Poligon zamiast drogi
- Ta ulica to prawdziwy poligon. Jest tak dziurawa i zniszczona, że właściwie nie potrzeba tu policjantów, którzy kontrolują prędkość samochodów W niektórych miejscach naprawdę lepiej jechać bardzo wolno, jeśli się chce mieć auto w jednym kawałku – mówi pan Antoni, mieszkaniec Traktu Św. Wojciecha.
- Kompletna żenada. Tak ma wyglądać wjazd do dużego miasta? Gdańsk, tu się żyje! – ironizuje pan Mieczysław, również z Traktu.

"Kapitalny" potrzebny, czekamy 5 lat
Postanowiliśmy zapytać urzędników, co dalej z tą ulicą? W Zarządzie Dróg i Zieleni odpowiedziano nam następująco:
„Z uwagi na postępującą degradację nawierzchni jezdni ulicy Trakt Św. Wojciecha, obecnie wymaga wykonania gruntownej przebudowy jako wydzielone zadanie inwestycyjne. Mając na uwadze odległy termin realizacji wyżej wymienionych prac tut. Zarząd sukcesywnie, adekwatnie do posiadanych środków finansowych przeznaczonych na bieżące utrzymanie dróg wykonuje bieżące naprawy istniejących nawierzchni.”
Przedstawicieli miasta zapytaliśmy, czy taka „gruntowna przebudowa” Traktu Św. Wojciecha w najbliższym czasie jest planowana?

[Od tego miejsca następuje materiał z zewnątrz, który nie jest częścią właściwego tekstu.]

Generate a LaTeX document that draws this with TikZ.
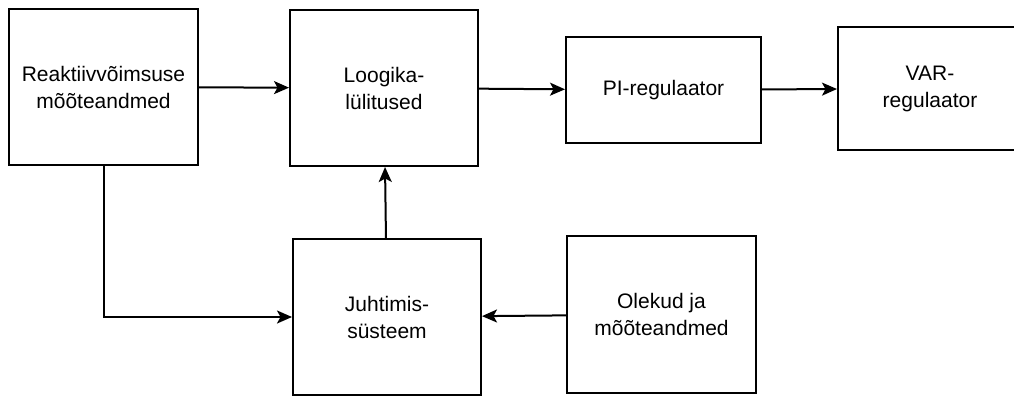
\documentclass[tikz,border=0pt]{standalone}
\usepackage{fontspec}
\setsansfont{Liberation Sans}
\usetikzlibrary{arrows.meta}

\begin{document}
\begin{tikzpicture}[x=1pt, y=-1pt, line width=2pt, >={Stealth[length=15pt,width=13pt,inset=3.5pt]},
    main node/.style={rectangle,draw,inner sep=0pt,align=center,font=\sffamily\fontsize{21}{27}\selectfont}]

      \clip (0,0) rectangle (1014,396);

      \node[main node, minimum width=189pt, minimum height=156pt] (1) at (103.5,87) {Reaktiivvõimsuse\\mõõteandmed};
      \node[main node, minimum width=188pt, minimum height=156pt] (2) at (384,88) {Loogika-\\lülitused};
      \node[main node, minimum width=195pt, minimum height=106pt] (3) at (663.5,90) {PI-regulaator};
      \node[main node, minimum width=184pt, minimum height=123pt] (4) at (930,88.5) {VAR-\\regulaator};
      \node[main node, minimum width=188pt, minimum height=156pt] (5) at (387,317) {Juhtimis-\\süsteem};
      \node[main node, minimum width=189pt, minimum height=157pt] (6) at (661.5,314.5) {Olekud ja\\mõõteandmed};

      \path[->]
        (1) edge (2)
        (2) edge (3)
        (3) edge (4)
        (5) edge (2)
        (6) edge (5);

      \draw[->] (1.south) |- (5.west);

    \end{tikzpicture}
\end{document}
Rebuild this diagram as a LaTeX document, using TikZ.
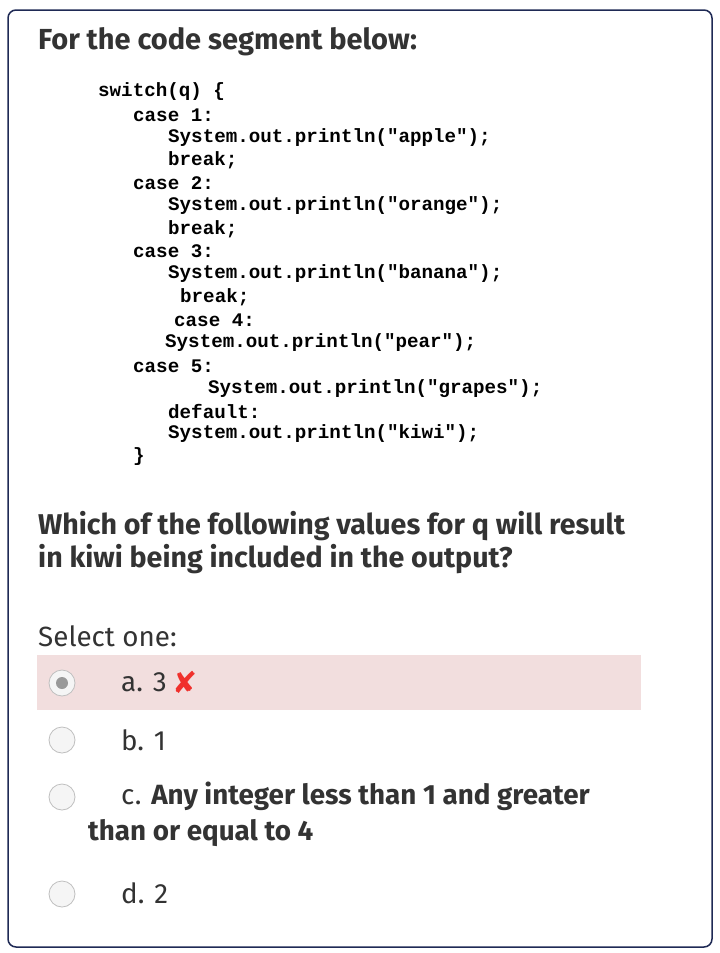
\documentclass[tikz,border=0pt]{standalone}
\usepackage{fontspec}
\setmainfont{Fira Sans}
\newfontfamily\codefont{Liberation Mono}
\newfontfamily\symfont{DejaVu Sans}
\definecolor{frame}{HTML}{1F2A55}
\definecolor{txt}{HTML}{333333}
\definecolor{hl}{HTML}{F2DEDE}
\definecolor{xred}{HTML}{F0302C}
\begin{document}
\begin{tikzpicture}[x=1pt,y=-1pt,
  code/.style={anchor=west,inner sep=0pt,font=\codefont\bfseries\fontsize{19.2}{19.2}\selectfont,text=black},
  head/.style={anchor=west,inner sep=0pt,font=\fontsize{28.6}{28.6}\selectfont\bfseries,text=txt},
  opt/.style={anchor=west,inner sep=0pt,font=\fontsize{27.8}{27.8}\selectfont,text=txt},
  radio/.style={circle,draw=black!25,fill=black!4,line width=0.8pt,minimum size=26pt,inner sep=0pt}]
\useasboundingbox (0,0) rectangle (720,953);
\fill[white] (0,0) rectangle (720,953);
\draw[frame,line width=1.5pt,rounded corners=8pt] (8,10) rectangle (712,947);
\node[head,font=\fontsize{29}{29}\selectfont\bfseries] (title) at (38,42) {For the code segment below:};
\node[code] (c1) at (98,92) {switch(q) \{};
\node[code] (c2) at (133,115) {case 1:};
\node[code] (c3) at (168,138) {System.out.println("apple");};
\node[code] (c4) at (168,160) {break;};
\node[code] (c5) at (133,183) {case 2:};
\node[code] (c6) at (168,206) {System.out.println("orange");};
\node[code] (c7) at (168,229) {break;};
\node[code] (c8) at (133,251) {case 3:};
\node[code] (c9) at (168,274) {System.out.println("banana");};
\node[code] (c10) at (180,297) {break;};
\node[code] (c11) at (174,320) {case 4:};
\node[code] (c12) at (165,343) {System.out.println("pear");};
\node[code] (c13) at (133,366) {case 5:};
\node[code] (c14) at (208,389) {System.out.println("grapes");};
\node[code] (c15) at (168,411) {default:};
\node[code] (c16) at (168,434) {System.out.println("kiwi");};
\node[code] (c17) at (133,457) {\}};
\node[head] (q1) at (38,526) {Which of the following values for q will result};
\node[head] (q2) at (38,559) {in kiwi being included in the output?};
\node[opt] (sel) at (38,636) {Select one:};
\fill[hl] (37,655) rectangle (641,710);
\node[radio] (ra) at (62,683) {};
\fill[black!40] (ra) circle (6pt);
\node[radio] (rb) at (62,740) {};
\node[radio] (rc) at (62,797) {};
\node[radio] (rd) at (62,894) {};
\node[opt] (oa) at (121,682) {a. 3};
\node[anchor=west,inner sep=0pt,text=xred,font=\symfont\fontsize{30}{30}\selectfont] (xa) at (172,682) {✘};
\node[opt] (ob) at (121,740) {b. 1};
\node[opt] (oc) at (121,796) {c. {\bfseries Any integer less than 1 and greater}};
\node[opt,font=\fontsize{27.8}{27.8}\selectfont\bfseries] (oc2) at (88,833) {than or equal to 4};
\node[opt] (od) at (121,893) {d. 2};
\end{tikzpicture}
\end{document}
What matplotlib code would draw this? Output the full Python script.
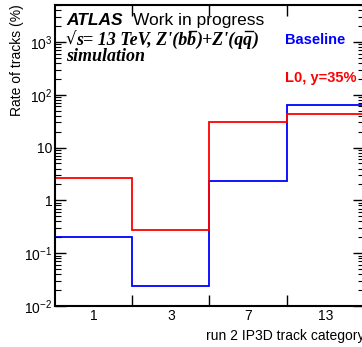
import matplotlib
matplotlib.use("Agg")
import matplotlib.pyplot as plt
import numpy as np
from matplotlib.ticker import FixedLocator, FixedFormatter, LogLocator, NullFormatter
from matplotlib.lines import Line2D

plt.rcParams['font.family'] = ['Liberation Sans', 'DejaVu Sans']
plt.rcParams['mathtext.fontset'] = 'custom'
plt.rcParams['mathtext.rm'] = 'Liberation Sans'
plt.rcParams['mathtext.it'] = 'Liberation Sans:italic'
plt.rcParams['mathtext.bf'] = 'Liberation Sans:bold'

categories = ["1", "3", "7", "13"]
baseline = [0.20, 0.024, 2.3, 63.5]
l0 = [2.6, 0.28, 29.9, 42.9]
ytick_vals = [1e-2, 1e-1, 1, 10, 1e2, 1e3]
ytick_labels = [r"$10^{-2}$", r"$10^{-1}$", "1", "10", r"$10^{2}$", r"$10^{3}$"]

W, H = 362, 347
fig = plt.figure(figsize=(W / 100, H / 100), dpi=100)
L, R, B, T = 55, 364, 306, 5
ax = fig.add_axes([L / W, 1 - B / H, (R - L) / W, (B - T) / H])

edges = np.arange(len(categories) + 1)
ax.stairs(baseline, edges, color='#0000ff', lw=1.3, baseline=None)
ax.stairs(l0, edges, color='#ff0000', lw=1.3, baseline=None)

ax.set_yscale('log')
ax.set_ylim(1e-2, 5000)
ax.set_xlim(0, len(categories))

ax.yaxis.set_major_locator(FixedLocator(ytick_vals))
ax.yaxis.set_major_formatter(FixedFormatter(ytick_labels))
ax.yaxis.set_minor_locator(LogLocator(base=10, subs=np.arange(2, 10), numticks=20))
ax.yaxis.set_minor_formatter(NullFormatter())

ax.xaxis.set_major_locator(FixedLocator(edges[1:-1]))
ax.xaxis.set_major_formatter(NullFormatter())
ax.xaxis.set_minor_locator(FixedLocator(edges[:-1] + 0.5))
ax.xaxis.set_minor_formatter(FixedFormatter(categories))

ax.tick_params(axis='y', which='major', direction='in', length=8, width=1, right=True, labelsize=10, pad=2)
ax.tick_params(axis='y', which='minor', direction='in', length=4, width=0.8, right=True)
ax.tick_params(axis='x', which='major', direction='in', length=8, width=1, top=True)
ax.tick_params(axis='x', which='minor', length=0, labelsize=10, pad=2)
for s in ax.spines.values():
    s.set_linewidth(1.5)

fig.text(364 / W, 1 - 340 / H, "run 2 IP3D track category", ha='right', va='baseline', fontsize=10)
fig.text(17.5 / W, 1 - 4 / H, "Rate of tracks (%)", rotation=90, ha='center', va='top', fontsize=10)

fig.text(66 / W, 1 - 25 / H, "ATLAS", fontsize=12.5, fontweight='bold', fontstyle='italic', va='baseline')
fig.text(133 / W, 1 - 25 / H, "Work in progress", fontsize=12.5, va='baseline')

# serif process line, built piece by piece so that antiquark bars can be drawn
renderer = fig.canvas.get_renderer()
serif = dict(fontsize=13, family=['Liberation Serif', 'DejaVu Serif'],
             fontweight='bold', fontstyle='italic', va='baseline')
root = dict(fontsize=12, family=['DejaVu Sans'], va='baseline')
pieces = [("\u221a", False, root), ("s= 13 TeV, Z'(b", False, serif), ("b", True, serif),
          (")+Z'(q", False, serif), ("q", True, serif), (")", False, serif)]
xpix = 65.0
ybase = H - 45
for txt, bar, style in pieces:
    t = fig.text(xpix / W, ybase / H, txt, **style)
    ext = t.get_window_extent(renderer)
    if bar:
        x0 = ext.x0 + 2.0
        x1 = ext.x1 + 0.5
        yb = ybase + 14
        fig.add_artist(Line2D([x0 / W, x1 / W], [yb / H, yb / H], color='black', lw=1.0,
                              transform=fig.transFigure))
    xpix = ext.x1

fig.text(66 / W, 1 - 61 / H, "simulation", **serif)
fig.text(285 / W, 1 - 44 / H, "Baseline", fontsize=10.5, fontweight='bold', color='#0000ff', va='baseline')
fig.text(285 / W, 1 - 82 / H, "L0, y=35%", fontsize=10.5, fontweight='bold', color='#ff0000', va='baseline')

fig.savefig("out.png", dpi=100)
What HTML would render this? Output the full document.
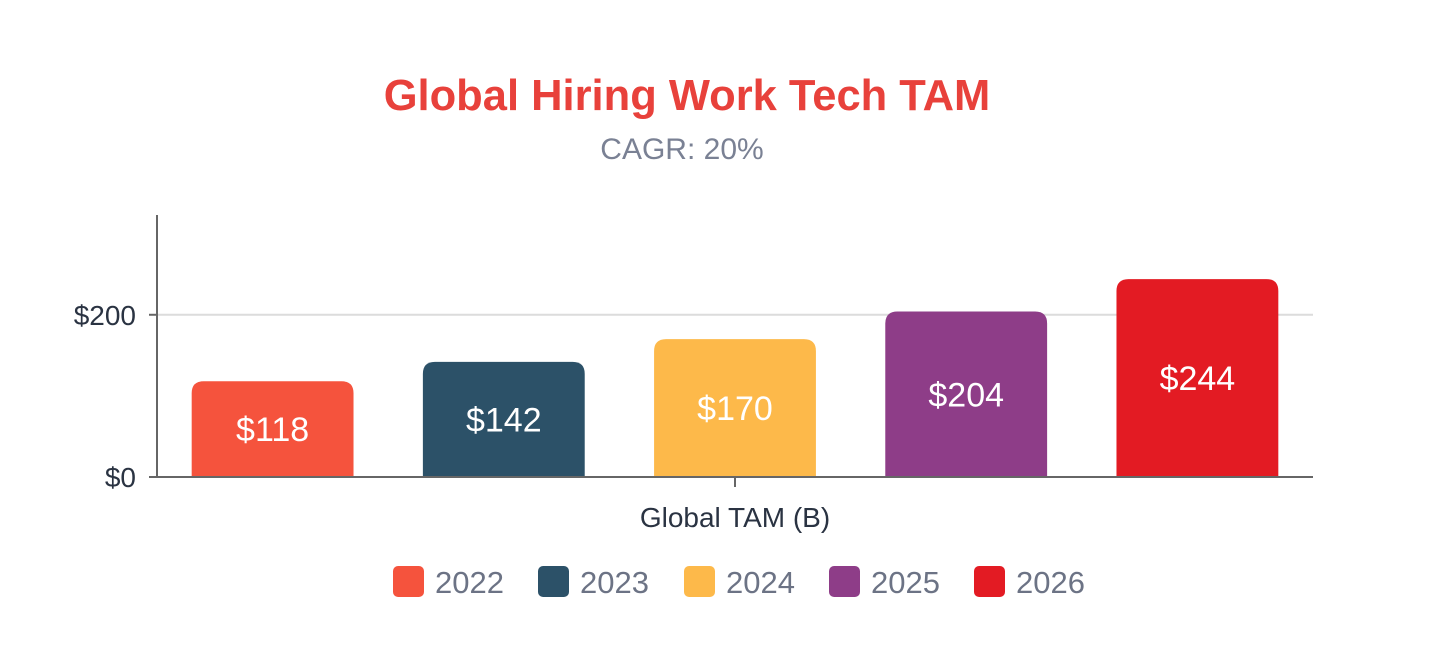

W imieniu miasta odpowiedziała nam Edyta Tombarkiewicz z Biura Prasowego UMG:
„Trakt Świętego Wojciecha jest uwzględniony w bieżących planach remontowych i modernizacyjnych miasta, jego kapitalny remont, natomiast, nie jest wpisany w Wieloletni Plan Inwestycyjny 2007-2013, a więc na pewno nie nastąpi w ciągu najbliższych pięciu lat.”

Gdzie indziej jest jeszcze gorzej?
Jedyna nadzieja więc w „bieżących planach remontowych i modernizacyjnych”. I tu pierwsza, dobra wiadomość. Miasto zarezerwowało na ten cel w 2010 roku kwotę 10 milionów złotych, dwa razy więcej niż w 2009. Zagospodarowaniem tych pieniędzy zajmie się ZDiZ. O tym na remonty jakich ulic w mieście będą one przeznaczone, dowiemy się już w połowie stycznia przyszłego roku. Czy jedną z remontowanych ulic będzie Trakt Św. Wojciecha?
- Dokonujemy wymiany i naprawy nawierzchni dróg na podstawie oceny ich stanu technicznego i posiadanej dokumentacji technologicznej. Skupiamy się również na takich ulicach, gdzie przy okazji remontów możemy poprawić bezpieczeństwo w ruchu drogowym, np. tworząc na niej nowe prawo czy lewoskręty – odpowiada Mieczysław Kotłowski, dyrektor ZDiZ. – Trakt Św. Wojciecha wymaga wprawdzie gruntownej przebudowy, ale jego stan techniczny w ostatnich latach wydatnie się poprawił. Jest tutaj teraz prostu o niebo lepiej niż np. jeszcze 5 lat temu. Biorąc wszystko powyższe pod uwagę, w pierwszej kolejności zajmiemy się gruntownymi remontami na odcinkach dróg, które biegną od Biskupiej Górki do Oliwy – informuje.

Pamiętamy o Trakcie!
Dyrektor ZdiZ zapewnia jednak, że miasto nie zapomniało o Trakcie Św. Wojciecha.
- W 2009 roku dokonaliśmy naprawy istniejącej nawierzchni o długości 200 metrów w rejonie skrzyżowania z ulicą Sandomierską, natomiast w ubiegłym roku wyremontowaliśmy prawy pasa jezdni na długości ok. 1400 metrów od skrzyżowania z ulicą Sandomierską w kierunku Pruszcza Gdańskiego. Teraz też powinniśmy zająć się, którymś z najbardziej zniszczonych odcinków Traktu. Jeszcze nie zdecydowaliśmy, w jakim to będzie miejscu i na jakiej długości. Remont będzie polegał na wymianie górnej warstwy bitumicznej jezdni, bez wzmocnienia jej konstrukcji. Nie ma po prostu środków na gruntowny remont tej ulicy. Być może środki na ten cel zostaną wpisane do przyszłego WPI.

Pstrykajmy i wysyłajmy
Urzędnicy nie zdecydowali jeszcze jaki odcinek Traktu Św. Wojciecha wyremontować. Może warto nadesłać do nich zdjęcia, co większych dziur, pęknięć i wypukłości, które znaleźć można na tej ulicy? Być może w ten sposób uda się przekonać urzędników do tego, aby na Trakt wysłali więcej robotników?